3. Now that you have your data files in a parsable format, you can compare the two data sets to identify common roads between the two. The scripts are split in individual folders;

   • fliter folder contains files that use ogr2ogr to filter data.
   • process-features folder contains files that assures input file coordinates are in right format.
   • comparator folder contains files that compare between road links from different data sources. Every folder contains a README file which contains more information about the files in a specific folder.

Execution

The input, output and temp file names are input parameters in the /bin/run.js script. Once this file has been configured, you can then run the following command in your terminal, while in the root directory.

node --max-old-space-size=8192 ./bin/run.js

Use --max-old-space-size=8192 because the file size is large to a locate more memory instated of the default NodeJS value.

The output on the terminal shows the total number of roads in OS and OSM, the number of roads with zero, one and multi matches, two-way roads in both datasets and how many roads with no name in OS. The last line shows number of one-way mismatches between the two datasets (OS & OSM).

The output files can be imported to QGIS to see the roads mismatch and analyse the correctness of the output.

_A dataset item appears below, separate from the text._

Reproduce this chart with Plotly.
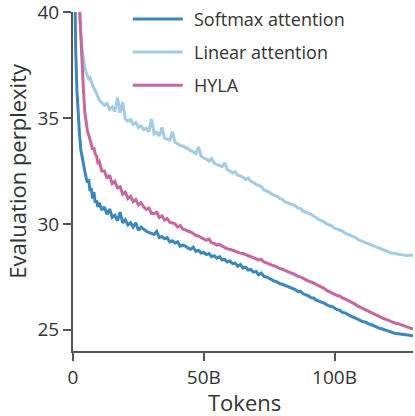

Scripts short description:

• comparator.js to compare data from OS against OSM data.
• process-features to remove extra brackets from coordinates arrays in input files. Assures that coordinates array is constructed of 2 element arrays. It consists of 3 files (convert-array.js, extra-array.js, features-extractor.js, number-rounder.js).
• map-splitter.js to split map to smaller areas. Configuration file is map-splitter-config.json.
• map-processing.js to convert original map data to required format and reduce size of the file.
• comparatar-reduce.js to compare links of OS and OSM reduced data by map-processing.js.
• timeprinter.js is a module that accepts date value (in milliseconds). Used to calculate and return time in the format of 0h:0m:0s hours, minutes and seconds. It is implemented in comparator.js, map-splitter.js, map-processing.js and comparator-reduce.js.

Testing

• The code is split into smaller pieces of code modules (functions) to write a test for each part individually, Unit Testing.
• The tests are saved in test folder and are implemented using Mocha framework with the integration of chai, sinon and chai-as-promise libraries.